▸ **Set problem**: In this exercise, return the whole listing exactly, excluding any images.

▸ **Information shown**:
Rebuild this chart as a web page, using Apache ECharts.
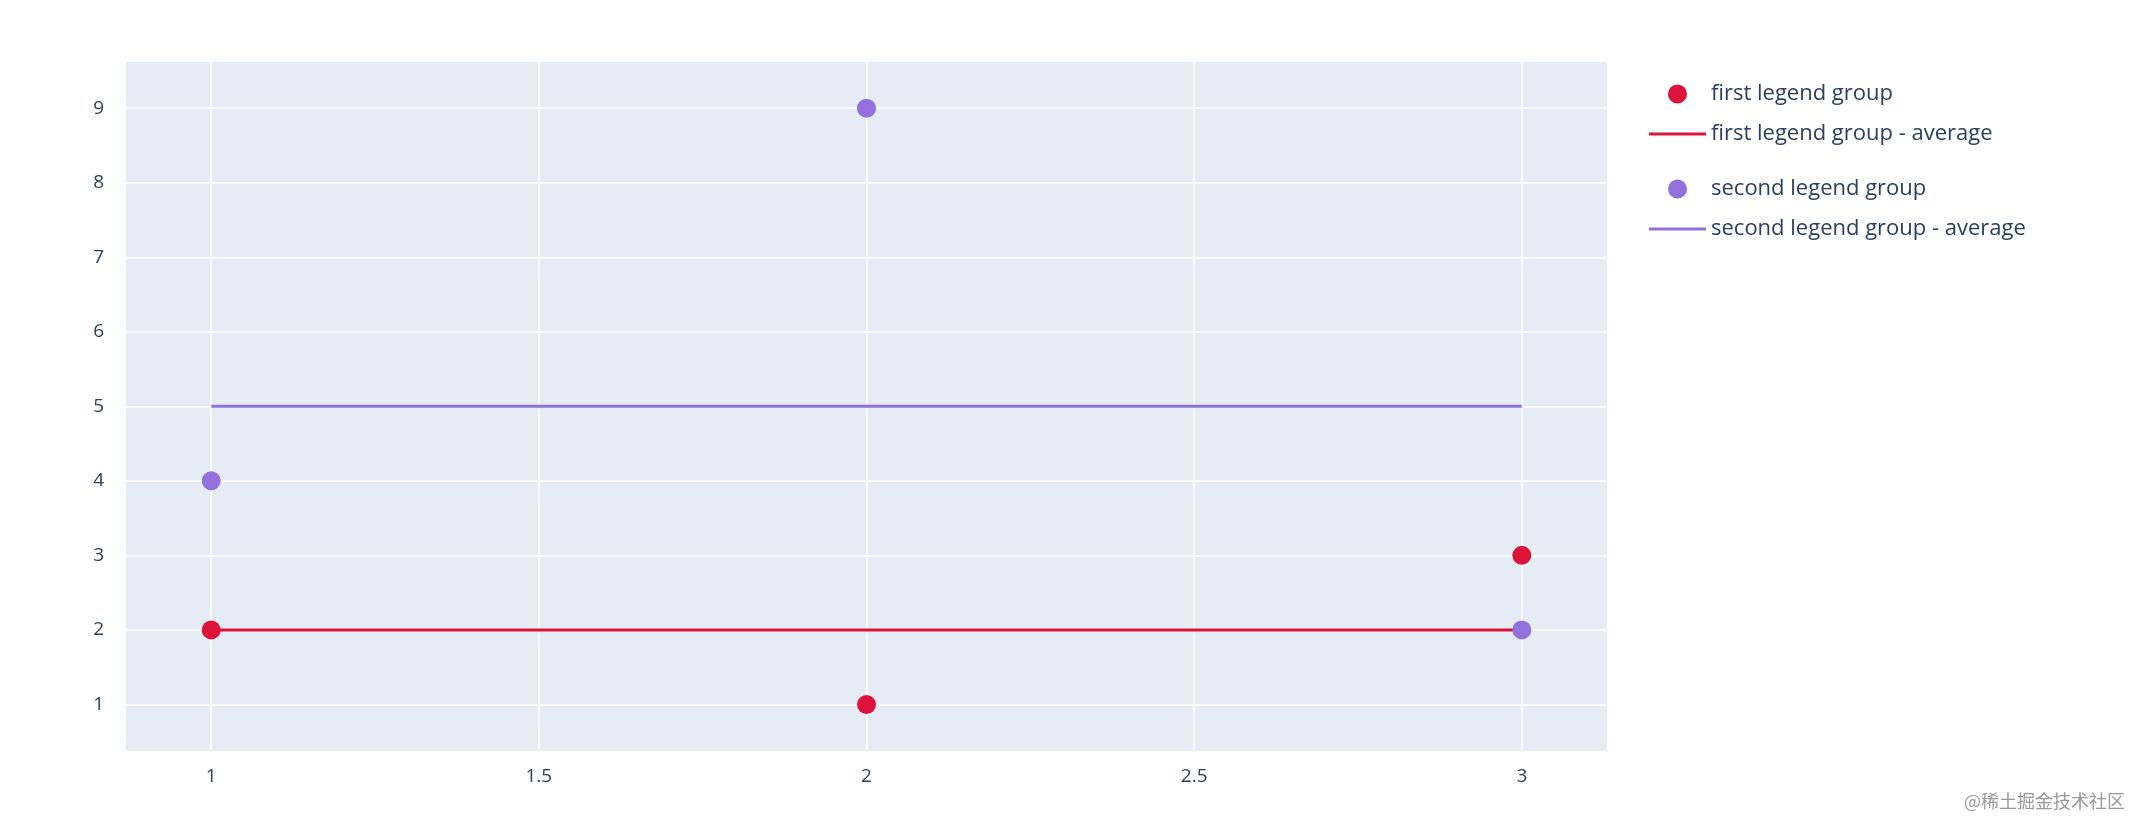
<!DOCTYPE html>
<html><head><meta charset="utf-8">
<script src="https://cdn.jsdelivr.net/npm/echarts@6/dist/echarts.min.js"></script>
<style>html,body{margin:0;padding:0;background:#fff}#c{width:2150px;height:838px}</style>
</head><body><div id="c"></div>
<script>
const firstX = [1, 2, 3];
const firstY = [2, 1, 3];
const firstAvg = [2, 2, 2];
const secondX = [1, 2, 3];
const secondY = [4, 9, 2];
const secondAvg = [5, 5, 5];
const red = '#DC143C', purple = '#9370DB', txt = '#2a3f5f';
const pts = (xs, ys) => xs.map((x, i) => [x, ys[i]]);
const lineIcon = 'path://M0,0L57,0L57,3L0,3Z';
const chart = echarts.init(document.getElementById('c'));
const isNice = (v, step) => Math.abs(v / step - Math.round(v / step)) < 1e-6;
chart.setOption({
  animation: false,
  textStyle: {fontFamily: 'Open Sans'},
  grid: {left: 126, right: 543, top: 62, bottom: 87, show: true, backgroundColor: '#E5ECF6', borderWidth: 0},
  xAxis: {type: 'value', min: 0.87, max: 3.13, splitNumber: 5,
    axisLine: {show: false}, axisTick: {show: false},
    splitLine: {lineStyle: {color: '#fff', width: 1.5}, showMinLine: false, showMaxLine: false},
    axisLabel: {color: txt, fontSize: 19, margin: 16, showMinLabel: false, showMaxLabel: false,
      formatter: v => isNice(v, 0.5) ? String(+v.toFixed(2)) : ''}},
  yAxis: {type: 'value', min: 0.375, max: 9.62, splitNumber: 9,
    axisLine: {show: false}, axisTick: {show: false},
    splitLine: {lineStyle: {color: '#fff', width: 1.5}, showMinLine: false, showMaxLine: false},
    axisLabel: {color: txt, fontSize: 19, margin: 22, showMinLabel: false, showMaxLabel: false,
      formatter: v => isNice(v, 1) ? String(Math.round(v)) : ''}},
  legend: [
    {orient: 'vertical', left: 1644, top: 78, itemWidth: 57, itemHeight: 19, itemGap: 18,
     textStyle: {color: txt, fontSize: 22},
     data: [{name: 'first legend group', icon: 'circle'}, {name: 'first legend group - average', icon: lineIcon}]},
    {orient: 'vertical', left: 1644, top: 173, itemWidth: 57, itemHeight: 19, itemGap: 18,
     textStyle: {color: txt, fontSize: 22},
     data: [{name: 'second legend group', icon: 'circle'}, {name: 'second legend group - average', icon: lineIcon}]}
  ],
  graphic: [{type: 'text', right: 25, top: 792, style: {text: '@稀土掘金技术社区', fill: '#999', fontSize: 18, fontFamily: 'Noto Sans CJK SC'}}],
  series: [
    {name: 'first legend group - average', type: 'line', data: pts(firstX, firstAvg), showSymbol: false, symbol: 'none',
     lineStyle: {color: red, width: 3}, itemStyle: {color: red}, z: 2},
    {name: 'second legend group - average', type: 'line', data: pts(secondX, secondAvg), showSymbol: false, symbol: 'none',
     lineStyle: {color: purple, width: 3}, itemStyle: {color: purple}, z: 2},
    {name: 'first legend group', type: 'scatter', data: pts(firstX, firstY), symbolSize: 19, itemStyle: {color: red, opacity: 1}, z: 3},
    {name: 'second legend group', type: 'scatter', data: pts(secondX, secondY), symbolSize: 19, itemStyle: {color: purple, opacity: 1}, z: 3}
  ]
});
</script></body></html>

▸ **Completed exercise**:
Rebuild this chart as a web page, using Apache ECharts.
<!DOCTYPE html>
<html><head><meta charset="utf-8">
<script src="https://cdn.jsdelivr.net/npm/echarts@6/dist/echarts.min.js"></script>
<style>html,body{margin:0;padding:0;background:#fff}#c{width:2150px;height:838px}</style>
</head><body><div id="c"></div>
<script>
const firstX = [1, 2, 3];
const firstY = [2, 1, 3];
const firstAvg = [2, 2, 2];
const secondX = [1, 2, 3];
const secondY = [4, 9, 2];
const secondAvg = [5, 5, 5];
const red = '#DC143C', purple = '#9370DB', txt = '#2a3f5f';
const pts = (xs, ys) => xs.map((x, i) => [x, ys[i]]);
const lineIcon = 'path://M0,0L57,0L57,3L0,3Z';
const chart = echarts.init(document.getElementById('c'));
const isNice = (v, step) => Math.abs(v / step - Math.round(v / step)) < 1e-6;
chart.setOption({
  animation: false,
  textStyle: {fontFamily: 'Open Sans'},
  grid: {left: 126, right: 543, top: 62, bottom: 87, show: true, backgroundColor: '#E5ECF6', borderWidth: 0},
  xAxis: {type: 'value', min: 0.87, max: 3.13, splitNumber: 5,
    axisLine: {show: false}, axisTick: {show: false},
    splitLine: {lineStyle: {color: '#fff', width: 1.5}, showMinLine: false, showMaxLine: false},
    axisLabel: {color: txt, fontSize: 19, margin: 16, showMinLabel: false, showMaxLabel: false,
      formatter: v => isNice(v, 0.5) ? String(+v.toFixed(2)) : ''}},
  yAxis: {type: 'value', min: 0.375, max: 9.62, splitNumber: 9,
    axisLine: {show: false}, axisTick: {show: false},
    splitLine: {lineStyle: {color: '#fff', width: 1.5}, showMinLine: false, showMaxLine: false},
    axisLabel: {color: txt, fontSize: 19, margin: 22, showMinLabel: false, showMaxLabel: false,
      formatter: v => isNice(v, 1) ? String(Math.round(v)) : ''}},
  legend: [
    {orient: 'vertical', left: 1644, top: 78, itemWidth: 57, itemHeight: 19, itemGap: 18,
     textStyle: {color: txt, fontSize: 22},
     data: [{name: 'first legend group', icon: 'circle'}, {name: 'first legend group - average', icon: lineIcon}]},
    {orient: 'vertical', left: 1644, top: 173, itemWidth: 57, itemHeight: 19, itemGap: 18,
     textStyle: {color: txt, fontSize: 22},
     data: [{name: 'second legend group', icon: 'circle'}, {name: 'second legend group - average', icon: lineIcon}]}
  ],
  graphic: [{type: 'text', right: 25, top: 792, style: {text: '@稀土掘金技术社区', fill: '#999', fontSize: 18, fontFamily: 'Noto Sans CJK SC'}}],
  series: [
    {name: 'first legend group - average', type: 'line', data: pts(firstX, firstAvg), showSymbol: false, symbol: 'none',
     lineStyle: {color: red, width: 3}, itemStyle: {color: red}, z: 2},
    {name: 'second legend group - average', type: 'line', data: pts(secondX, secondAvg), showSymbol: false, symbol: 'none',
     lineStyle: {color: purple, width: 3}, itemStyle: {color: purple}, z: 2},
    {name: 'first legend group', type: 'scatter', data: pts(firstX, firstY), symbolSize: 19, itemStyle: {color: red, opacity: 1}, z: 3},
    {name: 'second legend group', type: 'scatter', data: pts(secondX, secondY), symbolSize: 19, itemStyle: {color: purple, opacity: 1}, z: 3}
  ]
});
</script></body></html>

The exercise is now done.